Saturday, October 7, 2006

just wanna shout about it

message in a bottle (開)
design by J

The old lady whose hospital bed is diagonally across Ma J's is a 94 year-old with a hell lot of lung power.

Shrivelled as a burnt out matchstick, she demonstrated her strength by smacking the hand of a visiting granddaughter and push away her grandson, all the while shouting in cantonese 你走!你走!你不要來!(Go away! Go away! You don't come here!). Her voice rang through out the normally silent hospital ward, mocked the barely audible moans of the lady next to her and Ma J's defeated murmurs.
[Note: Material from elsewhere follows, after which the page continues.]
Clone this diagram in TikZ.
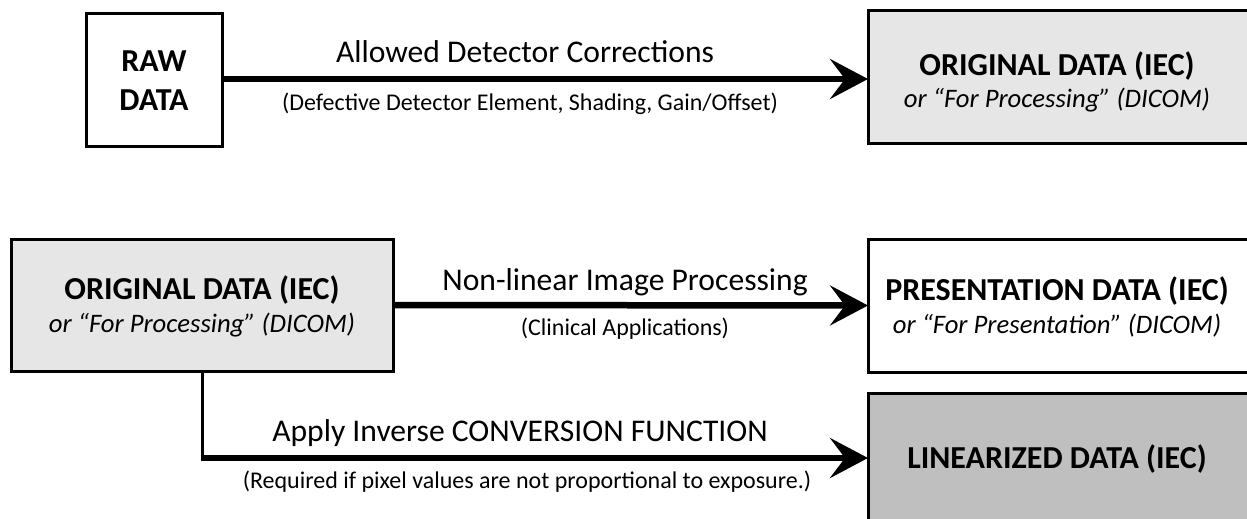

Later, in order to restrain her, the nurses trapped her in an armchair secured with a tray table by the corridor. For the next hour, she shook her the stand that held her drip and shouted to a world immune to her cries: 我要吃煙! 喂,我要吃煙啊!(I want a smoke! Hey, I want a smoke!)

Another old lady who lay in the bed directly across from Ma J was tubed up, feverish and helpless. All through the afternoon her middle-aged daughter sat at the foot of the bed silently reading a yellowed booklet. J told me it was a buddhist sutra. When the old lady suddenly threw up, she sent the woman into a panic.
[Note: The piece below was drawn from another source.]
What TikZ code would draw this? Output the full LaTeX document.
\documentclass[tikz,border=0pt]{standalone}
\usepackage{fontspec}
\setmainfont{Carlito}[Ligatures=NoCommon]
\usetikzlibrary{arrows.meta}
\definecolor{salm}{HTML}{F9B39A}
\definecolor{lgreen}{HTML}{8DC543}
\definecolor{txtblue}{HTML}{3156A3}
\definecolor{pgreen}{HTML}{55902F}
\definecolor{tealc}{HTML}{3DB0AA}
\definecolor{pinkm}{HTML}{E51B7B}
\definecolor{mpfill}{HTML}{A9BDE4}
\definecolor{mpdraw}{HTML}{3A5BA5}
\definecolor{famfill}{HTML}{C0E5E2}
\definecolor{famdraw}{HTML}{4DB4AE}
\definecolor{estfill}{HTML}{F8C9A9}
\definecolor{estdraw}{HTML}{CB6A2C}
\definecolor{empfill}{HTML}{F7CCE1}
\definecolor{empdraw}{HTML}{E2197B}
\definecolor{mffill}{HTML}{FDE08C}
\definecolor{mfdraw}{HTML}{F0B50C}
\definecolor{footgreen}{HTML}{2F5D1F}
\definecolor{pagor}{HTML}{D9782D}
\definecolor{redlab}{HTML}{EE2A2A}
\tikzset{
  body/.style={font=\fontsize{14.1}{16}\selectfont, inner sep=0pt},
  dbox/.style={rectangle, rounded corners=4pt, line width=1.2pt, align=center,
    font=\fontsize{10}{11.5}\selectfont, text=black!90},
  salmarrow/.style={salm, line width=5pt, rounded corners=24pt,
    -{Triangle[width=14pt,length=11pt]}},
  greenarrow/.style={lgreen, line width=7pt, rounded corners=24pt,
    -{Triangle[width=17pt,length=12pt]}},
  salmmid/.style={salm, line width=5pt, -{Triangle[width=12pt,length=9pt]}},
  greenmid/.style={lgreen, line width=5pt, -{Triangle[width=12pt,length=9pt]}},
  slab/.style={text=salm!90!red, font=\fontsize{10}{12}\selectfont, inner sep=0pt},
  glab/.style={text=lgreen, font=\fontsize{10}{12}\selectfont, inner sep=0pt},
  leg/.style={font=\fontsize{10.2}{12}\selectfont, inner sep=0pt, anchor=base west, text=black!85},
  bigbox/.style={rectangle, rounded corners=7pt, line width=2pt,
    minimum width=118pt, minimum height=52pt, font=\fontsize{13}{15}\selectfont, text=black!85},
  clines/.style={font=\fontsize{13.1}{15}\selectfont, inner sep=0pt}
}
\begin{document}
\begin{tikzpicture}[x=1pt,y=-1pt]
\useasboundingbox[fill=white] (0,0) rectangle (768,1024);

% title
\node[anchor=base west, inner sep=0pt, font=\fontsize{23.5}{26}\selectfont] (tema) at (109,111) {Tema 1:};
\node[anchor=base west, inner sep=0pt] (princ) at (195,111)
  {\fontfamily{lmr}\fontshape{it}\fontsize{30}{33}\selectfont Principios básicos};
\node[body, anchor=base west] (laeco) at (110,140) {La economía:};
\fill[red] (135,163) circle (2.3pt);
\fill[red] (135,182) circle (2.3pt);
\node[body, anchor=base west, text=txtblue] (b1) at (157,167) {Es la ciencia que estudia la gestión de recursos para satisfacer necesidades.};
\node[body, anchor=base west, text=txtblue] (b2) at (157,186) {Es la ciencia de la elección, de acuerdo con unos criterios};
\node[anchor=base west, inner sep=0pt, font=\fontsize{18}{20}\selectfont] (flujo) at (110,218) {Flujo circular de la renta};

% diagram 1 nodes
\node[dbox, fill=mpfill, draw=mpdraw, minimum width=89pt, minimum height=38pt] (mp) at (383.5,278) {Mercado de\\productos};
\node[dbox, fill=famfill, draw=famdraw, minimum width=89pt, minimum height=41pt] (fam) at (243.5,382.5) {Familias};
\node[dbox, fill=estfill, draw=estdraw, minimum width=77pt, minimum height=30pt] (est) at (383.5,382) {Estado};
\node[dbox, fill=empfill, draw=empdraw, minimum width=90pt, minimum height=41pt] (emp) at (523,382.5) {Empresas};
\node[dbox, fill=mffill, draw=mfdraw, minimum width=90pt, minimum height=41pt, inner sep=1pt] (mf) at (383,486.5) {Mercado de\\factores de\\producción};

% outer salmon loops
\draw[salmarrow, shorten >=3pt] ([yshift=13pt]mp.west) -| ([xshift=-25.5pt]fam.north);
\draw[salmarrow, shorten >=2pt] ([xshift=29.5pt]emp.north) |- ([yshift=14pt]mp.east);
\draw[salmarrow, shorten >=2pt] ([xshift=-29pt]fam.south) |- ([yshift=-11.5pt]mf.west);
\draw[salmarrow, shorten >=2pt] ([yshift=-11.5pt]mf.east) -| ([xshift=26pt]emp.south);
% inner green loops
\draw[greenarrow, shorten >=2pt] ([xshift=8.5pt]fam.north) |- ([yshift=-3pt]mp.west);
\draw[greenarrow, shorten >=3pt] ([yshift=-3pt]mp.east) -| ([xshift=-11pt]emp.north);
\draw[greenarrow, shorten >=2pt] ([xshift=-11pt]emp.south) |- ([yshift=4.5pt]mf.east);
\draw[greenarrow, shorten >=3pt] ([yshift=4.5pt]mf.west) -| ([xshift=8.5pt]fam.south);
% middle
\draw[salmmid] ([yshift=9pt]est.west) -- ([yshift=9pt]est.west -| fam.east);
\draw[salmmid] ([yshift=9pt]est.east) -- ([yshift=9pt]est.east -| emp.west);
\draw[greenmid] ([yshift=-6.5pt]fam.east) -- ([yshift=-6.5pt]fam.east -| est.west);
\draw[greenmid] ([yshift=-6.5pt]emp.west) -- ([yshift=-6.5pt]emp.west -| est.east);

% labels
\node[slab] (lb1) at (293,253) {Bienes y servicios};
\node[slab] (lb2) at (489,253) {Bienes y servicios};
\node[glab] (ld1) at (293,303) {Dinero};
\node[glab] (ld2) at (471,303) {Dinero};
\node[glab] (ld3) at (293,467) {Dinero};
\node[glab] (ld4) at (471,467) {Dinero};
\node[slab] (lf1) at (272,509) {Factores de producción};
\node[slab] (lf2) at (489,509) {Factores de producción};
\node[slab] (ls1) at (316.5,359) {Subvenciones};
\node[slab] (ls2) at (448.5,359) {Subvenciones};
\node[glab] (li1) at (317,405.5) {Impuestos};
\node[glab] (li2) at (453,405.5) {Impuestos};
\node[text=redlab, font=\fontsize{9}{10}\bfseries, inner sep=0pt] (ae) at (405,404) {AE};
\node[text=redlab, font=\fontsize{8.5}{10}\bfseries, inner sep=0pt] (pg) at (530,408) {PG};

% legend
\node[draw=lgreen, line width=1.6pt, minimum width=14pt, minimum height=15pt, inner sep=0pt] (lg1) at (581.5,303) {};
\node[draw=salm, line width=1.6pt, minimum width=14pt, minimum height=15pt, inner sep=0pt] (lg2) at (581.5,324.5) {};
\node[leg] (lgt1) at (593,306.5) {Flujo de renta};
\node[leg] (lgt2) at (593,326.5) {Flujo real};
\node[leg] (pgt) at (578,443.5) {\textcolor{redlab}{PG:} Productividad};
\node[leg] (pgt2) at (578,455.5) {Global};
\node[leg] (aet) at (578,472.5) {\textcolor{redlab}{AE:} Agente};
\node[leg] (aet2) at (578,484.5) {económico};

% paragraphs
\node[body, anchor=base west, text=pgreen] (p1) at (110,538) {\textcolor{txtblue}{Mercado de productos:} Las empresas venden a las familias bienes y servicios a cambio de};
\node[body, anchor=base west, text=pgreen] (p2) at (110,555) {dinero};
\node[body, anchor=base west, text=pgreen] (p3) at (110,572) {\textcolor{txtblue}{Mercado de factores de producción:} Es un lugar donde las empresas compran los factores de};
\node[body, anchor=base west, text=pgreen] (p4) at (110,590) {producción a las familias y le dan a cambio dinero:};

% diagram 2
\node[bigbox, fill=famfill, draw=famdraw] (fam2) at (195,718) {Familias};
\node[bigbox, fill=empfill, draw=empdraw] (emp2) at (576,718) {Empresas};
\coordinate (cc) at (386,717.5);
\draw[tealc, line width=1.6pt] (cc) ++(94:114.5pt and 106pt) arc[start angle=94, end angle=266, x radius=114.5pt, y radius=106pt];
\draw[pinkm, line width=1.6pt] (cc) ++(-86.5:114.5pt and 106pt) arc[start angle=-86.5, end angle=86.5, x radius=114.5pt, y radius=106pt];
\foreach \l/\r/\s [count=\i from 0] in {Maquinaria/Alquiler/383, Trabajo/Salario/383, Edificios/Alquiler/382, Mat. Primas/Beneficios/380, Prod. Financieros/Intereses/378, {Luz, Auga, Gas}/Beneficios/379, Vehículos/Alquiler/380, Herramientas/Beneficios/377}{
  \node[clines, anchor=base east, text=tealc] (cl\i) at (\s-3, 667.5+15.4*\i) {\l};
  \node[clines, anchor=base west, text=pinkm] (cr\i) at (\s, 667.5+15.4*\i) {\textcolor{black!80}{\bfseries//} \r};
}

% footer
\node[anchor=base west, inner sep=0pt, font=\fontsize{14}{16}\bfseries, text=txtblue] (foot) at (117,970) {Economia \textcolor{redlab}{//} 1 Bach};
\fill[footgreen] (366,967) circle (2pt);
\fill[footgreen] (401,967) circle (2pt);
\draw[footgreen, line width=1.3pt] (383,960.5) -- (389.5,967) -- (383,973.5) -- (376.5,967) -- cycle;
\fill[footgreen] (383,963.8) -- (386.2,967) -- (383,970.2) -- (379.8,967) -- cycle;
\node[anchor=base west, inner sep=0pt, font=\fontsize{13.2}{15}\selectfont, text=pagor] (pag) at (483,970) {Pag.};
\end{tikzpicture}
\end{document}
"Ominah," the daughter shouted and the maid ran out to call for a nurse. Ominah, however, was accousted by the 94 year-old loud hailer in the corridor, her arm in the grip of the old woman's claws. When Ominah finally escaped and returned to the bedside, a nurse was already tending to the patient.

"Ominah, where did you go?" The daughter shouted. "Why you so busybody go look after that Ah Poh? Is she your Ah Poh? Your job is here! You want then I ask that Ah Poh to employ you lah! You have cigarette you give her lah!" The daughter went on and on, her shouts at Ominah took turns with the corridor cries for cigarettes 我要吃煙! 喂,我要吃煙啊!

alter ego

That night, despite the haze, the Taoist temple just round the corner from where we lived went ahead with their plans to burn man-size candles and giant piles of hell-money. The fires blazed as high as the 2nd storey of the nearby flats. As it burnt, the devotees and temple staff shouted in Hokkien "發啊!發啊!發啊!" (Prosper! Prosper! Prosper!), sending their desires with the ashes up to our 15th floor flat.

Of course, it need not be that the louder we shout, the more our words and wishes would be fulfilled or even heard. The audience may be deaf, hardened, powerless - or even absent. Because if he was listening, gracious and able, even the slightest whisper would be answered.